We did the Macarena like a convention of C3P0s made of ham, and whilst it was a laugh I don’t think any of us had ever been more embarrassed of ourselves. It wasn’t actually (or principally) our bodies that were inept ‒ our project focused on the differently abled, and some of the bodies who were vastly outdancing us showed disabilities and disadvantages of various kinds ‒ but somehow, our spirits lacked the practice of humbly throwing themselves into a physical nirvana of rhythm. In this practice, we needed guidance, and were not ready or qualified to guide.

Someone managed to negotiate a switch back to the Bollywood routines and the evening melted back into an exhilarating, blood-pumping river of joy.

I’m sure that interest in dancing fluctuates in a realistic fashion across Almea, and wouldn’t want to make too many sweeping cultural statements!
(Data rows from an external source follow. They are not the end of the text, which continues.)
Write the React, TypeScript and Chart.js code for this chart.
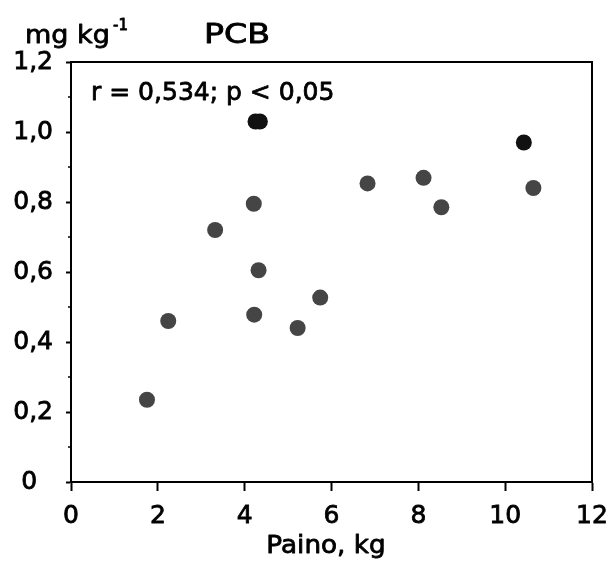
import React, { useEffect, useRef } from "react";
import { Chart, registerables } from "chart.js";

Chart.register(...registerables);

// Data (x: Paino, kg; y: PCB mg/kg)
const grayX = [1.75, 2.24, 3.32, 4.21, 4.32, 4.22, 5.22, 5.74, 6.83, 8.12, 8.53, 10.65];
const grayY = [0.235, 0.46, 0.72, 0.795, 0.605, 0.478, 0.44, 0.527, 0.853, 0.869, 0.785, 0.84];
const blackX = [4.25, 4.35, 10.43];
const blackY = [1.03, 1.03, 0.97];

const xTickLabels = ["0", "2", "4", "6", "8", "10", "12"];
const yTickLabels = ["0\u2007", "0,2", "0,4", "0,6", "0,8", "1,0", "1,2"];

const titleText = "PCB";
const yUnitText = "mg kg";
const yUnitSup = "-1";
const xTitleText = "Paino, kg";
const statText = "r = 0,534; p < 0,05";

const FONT = "'DejaVu Sans', 'Liberation Sans', Arial, sans-serif";

function heavyText(ctx: CanvasRenderingContext2D, text: string, x: number, y: number) {
  ctx.strokeText(text, x, y);
  ctx.fillText(text, x, y);
}

export default function App() {
  const ref = useRef<HTMLCanvasElement | null>(null);

  useEffect(() => {
    if (!ref.current) return;
    const overlay = {
      id: "overlay",
      afterDraw(chart: any) {
        const ctx = chart.ctx as CanvasRenderingContext2D;
        const a = chart.chartArea;
        const ys = chart.scales.y;
        ctx.save();
        // top + right frame
        ctx.strokeStyle = "#000";
        ctx.lineWidth = 2;
        ctx.beginPath();
        ctx.moveTo(a.left - 1, a.top);
        ctx.lineTo(a.right, a.top);
        ctx.lineTo(a.right, a.bottom + 1);
        ctx.stroke();
        // minor y ticks (midpoints between major ticks)
        ctx.lineWidth = 1.5;
        const t = ys.ticks;
        for (let i = 0; i < t.length - 1; i++) {
          const v = (t[i].value + t[i + 1].value) / 2;
          const py = ys.getPixelForValue(v);
          ctx.beginPath();
          ctx.moveTo(a.left - 3, py);
          ctx.lineTo(a.left, py);
          ctx.stroke();
        }
        // texts
        ctx.fillStyle = "#000";
        ctx.strokeStyle = "#000";
        ctx.lineWidth = 0.8;
        ctx.lineJoin = "round";
        ctx.textBaseline = "alphabetic";
        ctx.textAlign = "left";

        ctx.font = `25px ${FONT}`;
        ctx.save();
        ctx.translate(25, 43);
        ctx.scale(1.08, 1);
        heavyText(ctx, yUnitText, 0, 0);
        ctx.restore();
        ctx.font = `15px ${FONT}`;
        heavyText(ctx, yUnitSup, 113, 30);

        ctx.font = `26px ${FONT}`;
        ctx.save();
        ctx.translate(204, 43);
        ctx.scale(1.28, 1);
        heavyText(ctx, titleText, 0, 0);
        ctx.restore();

        ctx.font = `25px ${FONT}`;
        heavyText(ctx, statText, 91, 100);
        ctx.textAlign = "center";
        ctx.save();
        ctx.translate(326, 553);
        ctx.scale(1.05, 1);
        heavyText(ctx, xTitleText, 0, 0);
        ctx.restore();
        ctx.restore();
      },
    };

    const chart = new Chart(ref.current, {
      type: "scatter",
      data: {
        datasets: [
          {
            data: grayX.map((x, i) => ({ x, y: grayY[i] })),
            backgroundColor: "#454545",
            borderWidth: 0,
            pointRadius: 8,
          },
          {
            data: blackX.map((x, i) => ({ x, y: blackY[i] })),
            backgroundColor: "#111111",
            borderWidth: 0,
            pointRadius: 8,
          },
        ],
      },
      options: {
        responsive: false,
        animation: false,
        layout: { padding: { left: 0, top: 62, right: 20, bottom: 0 } },
        plugins: { legend: { display: false }, tooltip: { enabled: false }, title: { display: false } },
        scales: {
          x: {
            type: "linear",
            min: 0,
            max: 12,
            afterFit: (s: any) => {
              s.height = 83;
              s.paddingLeft = 0;
              s.paddingRight = 0;
            },
            border: { color: "#000", width: 2 },
            grid: { drawOnChartArea: false, tickLength: 9, tickColor: "#000", tickWidth: 2 },
            ticks: {
              stepSize: 2,
              color: "#000",
              padding: 10,
              font: { family: FONT, size: 25 },
              textStrokeColor: "#000",
              textStrokeWidth: 0.8,
              maxRotation: 0,
              callback: (_v: any, i: number) => xTickLabels[i],
            },
          },
          y: {
            type: "linear",
            min: 0,
            max: 1.2,
            afterFit: (s: any) => {
              s.width = 71;
              s.paddingTop = 0;
              s.paddingBottom = 0;
            },
            border: { color: "#000", width: 2 },
            grid: { drawOnChartArea: false, tickLength: 5, tickColor: "#000", tickWidth: 2 },
            ticks: {
              stepSize: 0.2,
              color: "#000",
              padding: 13,
              font: { family: FONT, size: 25 },
              textStrokeColor: "#000",
              textStrokeWidth: 0.8,
              callback: (_v: any, i: number) => yTickLabels[i],
            },
          },
        },
      },
      plugins: [overlay],
    } as any);
    return () => chart.destroy();
  }, []);

  return (
    <div style={{ position: "absolute", left: 0, top: 0, width: 612, height: 565, background: "#fff" }}>
      <canvas ref={ref} width={612} height={565} style={{ display: "block" }} />
    </div>
  );
}
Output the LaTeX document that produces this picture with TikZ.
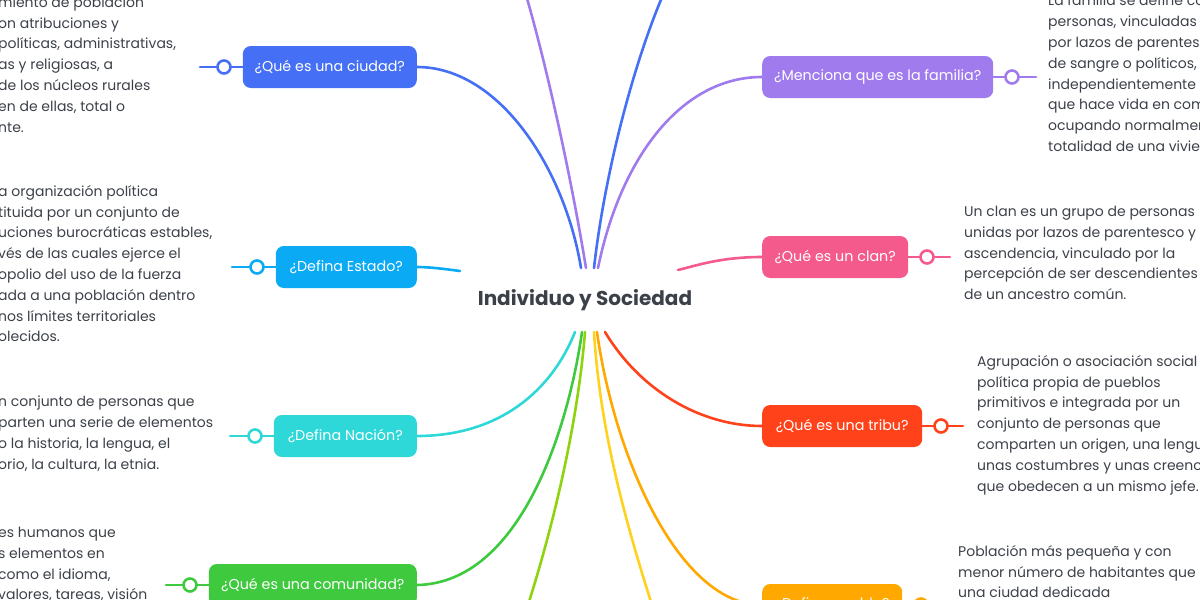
\documentclass[tikz,border=0pt]{standalone}
\usepackage{fontspec}
\setmainfont{Poppins}
\begin{document}
\begin{tikzpicture}[x=1pt,y=-1pt,
  q/.style={rounded corners=8pt,text=white,minimum height=42pt,inner xsep=4pt,font=\fontsize{14.3}{16}\selectfont},
  desc/.style={anchor=north west,inner sep=0pt,align=left,text=txt,font=\fontsize{14}{20.8}\selectfont},
  br/.style={line width=2.6pt,line cap=round},
  knob/.style={circle,draw,line width=2.6pt,fill=white,minimum size=13pt,inner sep=0pt}]
\definecolor{txt}{HTML}{3C4149}
\definecolor{cBlue}{HTML}{4570F5}
\definecolor{cSky}{HTML}{0AAAF5}
\definecolor{cCyan}{HTML}{2ED8D8}
\definecolor{cGreen}{HTML}{3EC93E}
\definecolor{cLime}{HTML}{8ED40E}
\definecolor{cYel}{HTML}{FFD21E}
\definecolor{cOr}{HTML}{FFA800}
\definecolor{cRed}{HTML}{FF421A}
\definecolor{cPink}{HTML}{F55A8C}
\definecolor{cPur}{HTML}{A07BEE}
\useasboundingbox (0,0) rectangle (1200,600);
\clip (0,0) rectangle (1200,600);

\node[font=\bfseries\fontsize{20}{22}\selectfont,text=txt] (root) at (585,300) {Individuo y Sociedad};
\coordinate (t1) at (581,268); \coordinate (t2) at (586,268); \coordinate (t3) at (594,268); \coordinate (t4) at (598,268);
\coordinate (b1) at (575,332); \coordinate (b2) at (582,332); \coordinate (b3) at (585,332); \coordinate (b4) at (594,332); \coordinate (b5) at (597,332); \coordinate (b6) at (605,332);
\coordinate (upP) at (526,-5); \coordinate (upB) at (663,-5); \coordinate (dnL) at (528,605); \coordinate (dnY) at (652,605);
\coordinate (estE) at (460,271); \coordinate (clanE) at (678,270);

% nodes
\node[q,fill=cBlue,minimum width=174pt,anchor=east] (ciudad) at (417,67) {¿Qué es una ciudad?};
\node[q,fill=cSky,minimum width=141pt,anchor=east] (estado) at (417,267) {¿Defina Estado?};
\node[q,fill=cCyan,minimum width=143pt,anchor=east] (nacion) at (417,436) {¿Defina Nación?};
\node[q,fill=cGreen,minimum width=208pt,anchor=east] (comun) at (417,585) {¿Qué es una comunidad?};
\node[q,fill=cPur,minimum width=231pt,anchor=west] (familia) at (762,77) {¿Menciona que es la familia?};
\node[q,fill=cPink,minimum width=146pt,anchor=west] (clan) at (762,257) {¿Qué es un clan?};
\node[q,fill=cRed,minimum width=160pt,anchor=west] (tribu) at (762,426) {¿Qué es una tribu?};
\node[q,fill=cOr,minimum width=140pt,anchor=west] (pueblo) at (762,605) {¿Defina pueblo?};

% connectors
\draw[br,cPur] (t2) .. controls (570,170) and (545,60) .. (upP);
\draw[br,cBlue] (t3) .. controls (605,170) and (635,60) .. (upB);
\draw[br,cBlue] (ciudad.east) .. controls (500,67) and (565,170) .. (t1);
\draw[br,cPur] (familia.west) .. controls (680,77) and (620,160) .. (t4);
\draw[br,cSky] (estado.east) .. controls (430,267) and (445,269) .. (estE);
\draw[br,cPink] (clan.west) .. controls (720,257) and (695,266) .. (clanE);
\draw[br,cCyan] (nacion.east) .. controls (500,436) and (552,390) .. (b1);
\draw[br,cGreen] (comun.east) .. controls (520,583) and (568,430) .. (b2);
\draw[br,cLime] (b3) .. controls (578,420) and (555,520) .. (dnL);
\draw[br,cYel] (b4) .. controls (600,430) and (625,520) .. (dnY);
\draw[br,cOr] (b5) .. controls (615,460) and (680,605) .. (pueblo.west);
\draw[br,cRed] (b6) .. controls (640,390) and (700,426) .. (tribu.west);

% knobs
\foreach \n/\c/\y/\a/\b in {ciudad/cBlue/67/224/200, estado/cSky/267/257/232, nacion/cCyan/436/255/230, comun/cGreen/585/190/166}{
  \draw[br,\c] (\n.west) -- (\b,\y);
  \node[knob,draw=\c] (k\n) at (\a,\y) {};
}
\foreach \n/\c/\y/\a/\b in {familia/cPur/77/1012/1036, clan/cPink/257/927/950, tribu/cRed/426/941/963, pueblo/cOr/605/921/944}{
  \draw[br,\c] (\n.east) -- (\b,\y);
  \node[knob,draw=\c] (k\n) at (\a,\y) {};
}

% descriptions
\node[desc] (dciudad) at (-2,-4) {miento de población\\on atribuciones y\\ políticas, administrativas,\\as y religiosas, a\\ de los núcleos rurales\\en de ellas, total o\\nte.};
\node[desc] (destado) at (-2,185) {a organización política\\tituida por un conjunto de\\uciones burocráticas estables,\\vés de las cuales ejerce el\\opolio del uso de la fuerza\\ada a una población dentro\\nos límites territoriales\\olecidos.};
\node[desc] (dnacion) at (-2,396) {n conjunto de personas que\\parten una serie de elementos\\o la historia, la lengua, el\\orio, la cultura, la etnia.};
\node[desc] (dcomun) at (-2,527) {es humanos que\\s elementos en\\ como el idioma,\\valores, tareas, visión};
\node[desc] (dfamilia) at (1048,-5) {La familia se define como\\personas, vinculadas entre sí\\por lazos de parentesco,\\de sangre o políticos,\\independientemente de\\que hace vida en común,\\ocupando normalmente la\\totalidad de una vivienda.};
\node[desc] (dclan) at (964,206) {Un clan es un grupo de personas\\unidas por lazos de parentesco y\\ascendencia, vinculado por la\\percepción de ser descendientes\\de un ancestro común.};
\node[desc] (dtribu) at (977,355) {Agrupación o asociación social y\\política propia de pueblos\\primitivos e integrada por un\\conjunto de personas que\\comparten un origen, una lengua,\\unas costumbres y unas creencias,\\que obedecen a un mismo jefe.};
\node[desc] (dpueblo) at (958,545) {Población más pequeña y con\\menor número de habitantes que\\una ciudad dedicada};
\end{tikzpicture}
\end{document}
I’m not even sure the sentence which inspired this post (found in the Verdurian Dictionary under ‘except’) is a Verdurian proverb, or simply an example sentence ‒ though it has the feel of the commonly spoken about it to me.

Still, I like to think that Almeans are dropping hints for us here and there to get out of our virtual boxes and groove for a bit. We haven’t been uploaded to the cloud yet… And as I discovered in a Lucknow garage, my whole body and mind subsumed in the frenetic pulse of a shared ritual, dancing really can be the most agoläm of diversions. I think it’d have done Masha some good.

See also: agoläm

1 thought on “Proverbs: Řo e agoläm až lavísian”

  1. Mark Rosenfelder provided a little insight on this post by email, which I hope he won’t mind if I repeat here:

    “I will say that I’m not any better a dancer than you are; on the other hand, that the Dance was very purposefully chosen for Endajué.”